The difference between casual players and consistent winners isn’t luck—it’s strategy. After analyzing countless games and learning from competitive players, I’ve identified 15 Catan strategy tips that separate the wheat from the chaff (literally, in this game).

Quick Answer: What’s the Best Catan Strategy?
The best Catan strategy combines strong initial placement (diverse numbers and resources), active trading (even “bad” trades that advance your position), and flexible win conditions (pivoting between Longest Road, Largest Army, or pure building based on the game state). Consistent winners adapt rather than follow rigid plans.
Related: Complete guide to playing Catan and All The Catan Expansions Explained
Placement Strategy (Tips 1-5)
1. Count Pips, Not Numbers
The dots under each number token (“pips”) tell you the probability. A spot touching 6-5-3 (5+4+2 = 11 pips) produces more than 9-10-4 (4+3+3 = 10 pips). Before placing, quickly add up the pips at each potential spot.
The math: You’ll roll about 36 times in an average game. A 6 hits roughly 5 times, while a 3 hits only twice. That difference compounds dramatically over a full game.

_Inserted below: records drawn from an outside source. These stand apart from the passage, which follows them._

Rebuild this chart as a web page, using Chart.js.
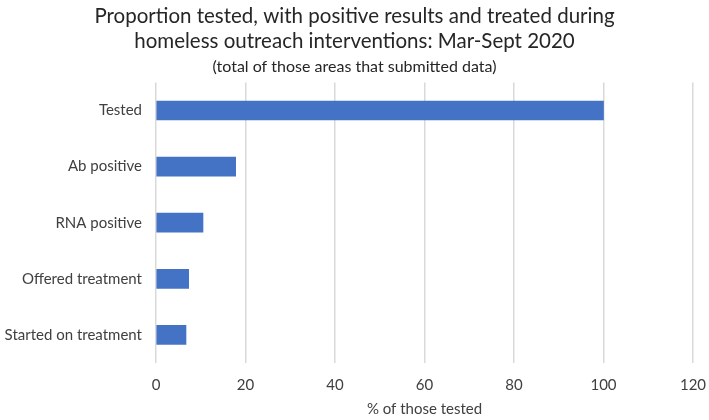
<!DOCTYPE html>
<html>
<head>
<meta charset="utf-8">
<script src="https://cdn.jsdelivr.net/npm/chart.js@4.4.0/dist/chart.umd.min.js"></script>
<style>
  html, body { margin: 0; padding: 0; background: #fff; }
  #wrap { width: 709px; height: 420px; }
</style>
</head>
<body>
<div id="wrap"><canvas id="grafico"></canvas></div>
<script>
// dados do gráfico
const categorias = ['Tested', 'Ab positive', 'RNA positive', 'Offered treatment', 'Started on treatment'];
const valores = [100, 17.8, 10.5, 7.3, 6.7];
const ticksX = [0, 20, 40, 60, 80, 100, 120];

const fonte = 'Lato, "Open Sans", sans-serif';

const ctx = document.getElementById('grafico').getContext('2d');
const grafico = new Chart(ctx, {
    type: 'bar',
    data: {
        labels: categorias,
        datasets: [{
            label: '% of those tested',
            data: valores,
            backgroundColor: '#4472C4',
            borderColor: '#4472C4',
            borderWidth: 0,
            barThickness: 19
        }]
    },
    options: {
        indexAxis: 'y',
        responsive: true,
        maintainAspectRatio: false,
        animation: false,
        layout: { padding: { left: 0, right: 0, top: 4, bottom: 0 } },
        plugins: {
            legend: { display: false },
            tooltip: { enabled: false },
            title: {
                display: true,
                text: ['Proportion tested, with positive results and treated during',
                       'homeless outreach interventions: Mar-Sept 2020'],
                font: { family: fonte, size: 20.5, weight: 'normal' },
                color: '#262626',
                lineHeight: 1.47,
                padding: { top: 0, bottom: 4 }
            },
            subtitle: {
                display: true,
                text: '(total of those areas that submitted data)',
                font: { family: fonte, size: 16, weight: 'normal' },
                color: '#262626',
                padding: { top: 0, bottom: 6 }
            }
        },
        scales: {
            x: {
                min: 0,
                max: 120,
                afterBuildTicks: (s) => { s.ticks = ticksX.map(v => ({ value: v })); },
                afterFit: (s) => { s.height = 57; s.paddingRight = 16; },
                grid: { color: '#d9d9d9', lineWidth: 1.5, drawTicks: false },
                border: { display: false },
                ticks: { font: { family: fonte, size: 15 }, color: '#404040', padding: 13 },
                title: {
                    display: true,
                    text: '% of those tested',
                    font: { family: fonte, size: 15 },
                    color: '#404040',
                    padding: { top: 0, bottom: 2 }
                }
            },
            y: {
                grid: { display: false, drawTicks: false },
                border: { display: false },
                afterFit: (s) => { s.width = 156; },
                ticks: { font: { family: fonte, size: 15 }, color: '#404040', padding: 14 }
            }
        }
    }
});
</script>
</body>
</html>
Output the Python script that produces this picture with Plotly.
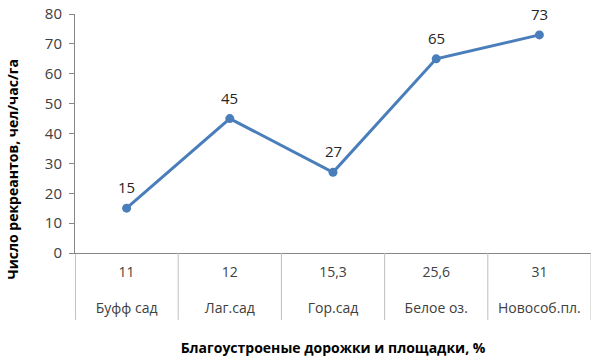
import plotly.graph_objects as go

percents = ["11", "12", "15,3", "25,6", "31"]
places = ["Буфф сад", "Лаг.сад", "Гор.сад", "Белое оз.", "Новособ.пл."]
values = [15, 45, 27, 65, 73]
y_ticks = [0, 10, 20, 30, 40, 50, 60, 70, 80]

FONT = "Open Sans"
LINE = "#4a7ebb"
AXIS = "#868686"
DIV = "#bfbfbf"

n = len(places)
xpos = list(range(n))
ticktext = [f"{p}<br><br>{c}" for p, c in zip(percents, places)]

fig = go.Figure()
fig.add_trace(go.Scatter(
    x=xpos, y=values,
    mode="lines+markers",
    line=dict(color=LINE, width=3),
    marker=dict(color=LINE, size=9),
    showlegend=False,
    hoverinfo="skip",
))
for xi, v in zip(xpos, values):
    fig.add_annotation(x=xi, y=v, text=str(v), showarrow=False, yshift=21,
                       font=dict(family=FONT, size=15, color="#262626"))

# category separators below the x axis
for k in range(n + 1):
    fig.add_shape(type="line", xref="x", yref="paper",
                  x0=k - 0.5, x1=k - 0.5, y0=0, y1=-0.28,
                  line=dict(color=AXIS if k == 0 else DIV, width=1))

# y axis title
fig.add_annotation(xref="paper", yref="paper", x=0, y=0.5, xshift=-63, yshift=-36,
                   text="<b>Число рекреантов, чел/час/га</b>", textangle=-90,
                   showarrow=False, xanchor="center", yanchor="middle",
                   font=dict(family=FONT, size=14, color="#000000"))

fig.update_layout(
    width=601, height=357,
    margin=dict(l=75, r=10, t=14, b=104),
    plot_bgcolor="white", paper_bgcolor="white",
    font=dict(family=FONT, size=13, color="#404040"),
)
fig.update_xaxes(
    range=[-0.5, n - 0.5], tickvals=xpos, ticktext=ticktext,
    showgrid=False, zeroline=False, automargin=False,
    showline=True, linecolor=AXIS, linewidth=1,
    ticks="", ticklabelstandoff=6,
    tickfont=dict(family=FONT, size=14, color="#404040"),
    title=dict(text="<b>Благоустроеные дорожки и площадки, %</b>",
               font=dict(family=FONT, size=14, color="#000000"), standoff=27),
)
fig.update_yaxes(
    range=[0, 80], tickvals=y_ticks,
    showgrid=False, zeroline=False, automargin=False,
    showline=True, linecolor=AXIS, linewidth=1,
    ticks="outside", ticklen=5, tickcolor=AXIS, ticklabelstandoff=4,
    tickfont=dict(family=FONT, size=15, color="#404040"),
)

fig.write_html("out.html", config={"displayModeBar": False},
               post_script="document.body.style.margin='0';")
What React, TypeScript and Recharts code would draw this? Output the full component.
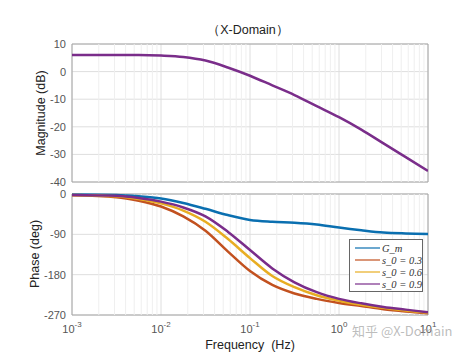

2. Diversify Your Numbers, Not Just Resources
Most beginners focus on getting all five resources. That matters, but number diversity matters more. If both your settlements produce on 6 and 8, you’ll feast when those roll and starve when they don’t.
The fix: Try to cover at least 4-5 different numbers between your two starting settlements. A spread of 5-6-9-10 is better than 6-6-8-8 even if the pip count is similar.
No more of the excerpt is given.